Your handy one-stop-shop for film news, interviews, articles, and videos from the week that was.
While Joe Biden was being sworn as U.S. President at the tender age of 78, David Lynch was celebrating his 75th birthday the same way he marks any other day: reporting the Los Angeles weather.
Vancouver film critic Lawrence Garcia marked the occasion in more impressive fashion by unveiling this staggering 15,000-word long read on Twin Peaks: The Return that touches on “Chris Marker’s Vertigo reading, (Mabusean) destiny-machines and (Lynchian) dream factories, detective fiction, Michael Snow, Laurel & Hardy, video games, Beckett and ‘hidden literality,’ and, especially, the role of language in Lynch.”
Having already announced that Bong Joon-Ho would head their jury this year, the Venice Film Festival shared that they’d also be revamping their film sections. This includes the addition of Horizons Extra, which tantalizingly promises “works with no limits of genre, duration and destination.”

While picking up a lifetime achievement award at Venice last September, Tilda Swinton also made a fashion statement with her taste in ostentatious masks. This week it was announced that, having already re-teamed with Joanna Hogg on The Souvenir II, she’ll also be starring in the writer/director’s next feature, The Eternal Daughter.

Writing for Vox, Emily VanDerWerff offers “A close read of Promising Young Woman’s brilliant, divisive ending” and suggests that appreciation of the daring climax of Emerald Fennell’s debut feature hinges on viewing it through the proper genre lens. (As you may have guessed, this shouldn’t be read unless you’ve seen the film.)
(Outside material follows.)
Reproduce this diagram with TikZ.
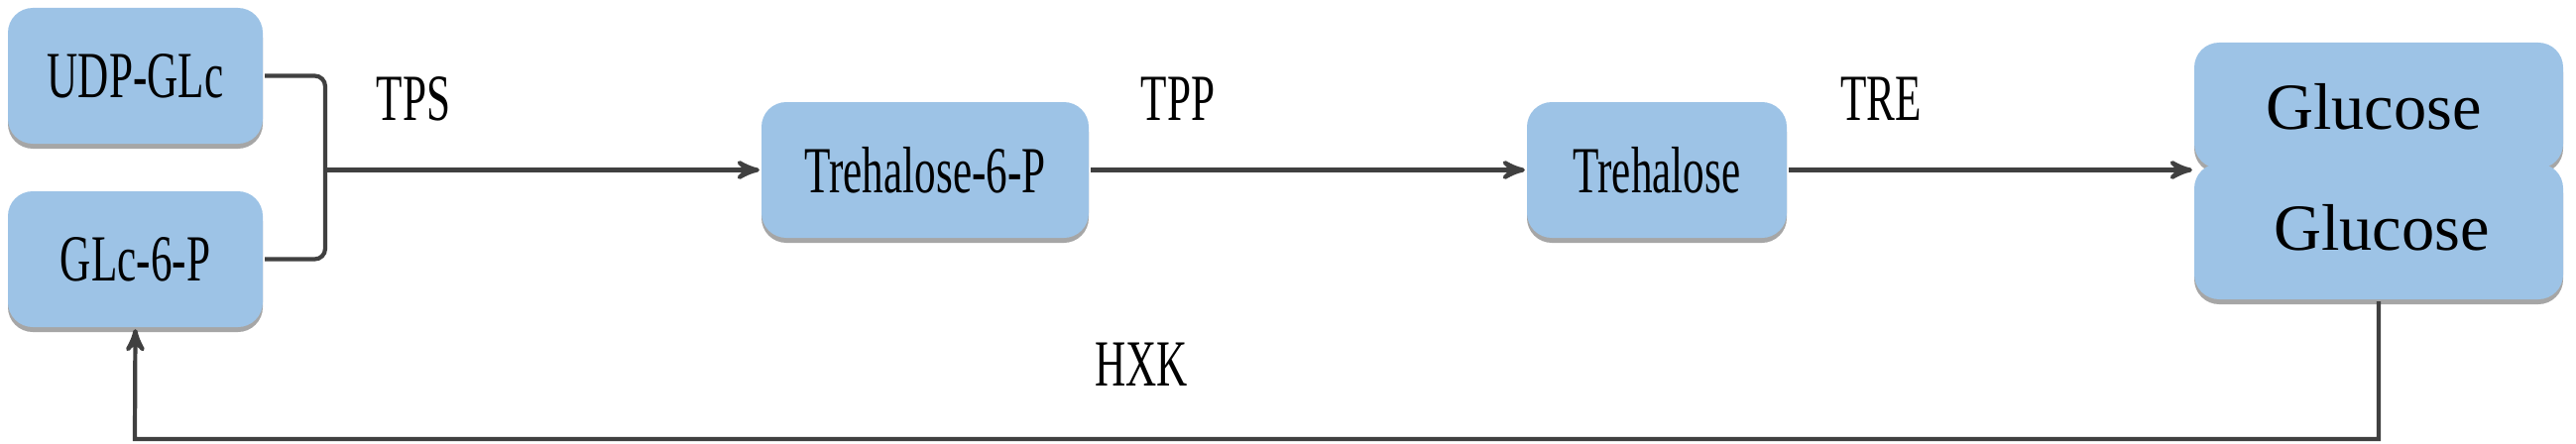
\documentclass[tikz,border=0pt]{standalone}
\usepackage{fontspec}
\setmainfont{Liberation Serif}
\newfontfamily\narrowfont[FakeStretch=0.65]{Liberation Serif}
\usetikzlibrary{arrows,shadows}

\definecolor{boxblue}{HTML}{9DC3E6}
\definecolor{linegray}{HTML}{404040}

\begin{document}
\begin{tikzpicture}[
	line width = 1.2pt,
	>=stealth',
	box/.style = {
		fill = boxblue,
		rounded corners = 0.25cm,
		inner sep = 0pt,
		minimum height = 1.37cm,
		font = \narrowfont\fontsize{18.9}{22}\selectfont,
		drop shadow = {shadow xshift = 0pt, shadow yshift = -0.05cm, fill = black, opacity = 0.35}
	},
	link/.style = {
		draw = linegray
	},
	enzyme/.style = {
		font = \narrowfont\fontsize{18.9}{22}\selectfont
	},
	sugar/.style = {
		font = \fontsize{18.9}{22}\selectfont
	}
	]
	\useasboundingbox (0,0) rectangle (25.98,4.47);
	\node[box, minimum width = 2.57cm] (udp) at (1.365,3.705) {UDP-GLc};
	\node[box, minimum width = 2.57cm] (glc6p) at (1.365,1.855) {GLc-6-P};
	\node[box, minimum width = 3.30cm] (t6p) at (9.33,2.755) {Trehalose-6-P};
	\node[box, minimum width = 2.62cm] (tre) at (16.71,2.755) {Trehalose};
	\node[box, minimum width = 3.72cm, minimum height = 1.27cm] (glu1) at (23.99,3.405) {};
	\node[box, minimum width = 3.72cm] (glu2) at (23.99,2.135) {};
	\node[sugar] at (23.94,3.39) {Glucose};
	\node[sugar] at (24.02,2.17) {Glucose};
	\coordinate (join) at (3.28,2.755);
	\coordinate (loop) at (1.36,0.04);

	\draw[link, rounded corners = 3pt] (udp.east) -- (udp.east -| join) -- (glc6p.east -| join) -- (glc6p.east);
	\draw[link, ->] (join) -- (t6p.west);
	\draw[link, ->] (t6p.east) -- (tre.west);
	\draw[link, ->] (tre.east) -- (tre.east -| glu1.west);
	\draw[link, ->] (glu2.south) |- (loop) -- (glc6p.south);

	\draw (4.17,3.47) node[enzyme] {TPS};
	\draw (11.88,3.47) node[enzyme] {TPP};
	\draw (18.97,3.47) node[enzyme] {TRE};
	\draw (11.51,0.79) node[enzyme] {HXK};
\end{tikzpicture}
\end{document}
Sean Durkin employed a decidedly different process for The Nest, his stunning sophomore feature which was one of the major casualties of 2020’s COVID-ravaged release schedule. In discussing his process with Filmmaker Magazine’s Evan Louison, Durkin shares, “A lot of the process is subtraction for me… I’ll pull back and pull back and pull back… But it’s about making sure I only have in what I need, and that there are certain things that need to be understood, so it’s a constant struggle of trying to say enough and having something feel natural.”
Finally, after watching Jesse Dylan’s Soros on VIFF Connect you can head over to Criterion’s The Current and read Dana Spiotta’s essay on Rolling Thunder Review: A Bob Dylan Story by Martin Scorsese. Released as America begins a seismic transition, Spiotta’s article assesses, “The director curates the archival footage to make an argument about how the tensions of the American cultural moment are a crucial part of the story of Bob Dylan. The singer-songwriter’s own acts of self-invention and reinvention seem to work out American contradictions on the plane of music and performance.”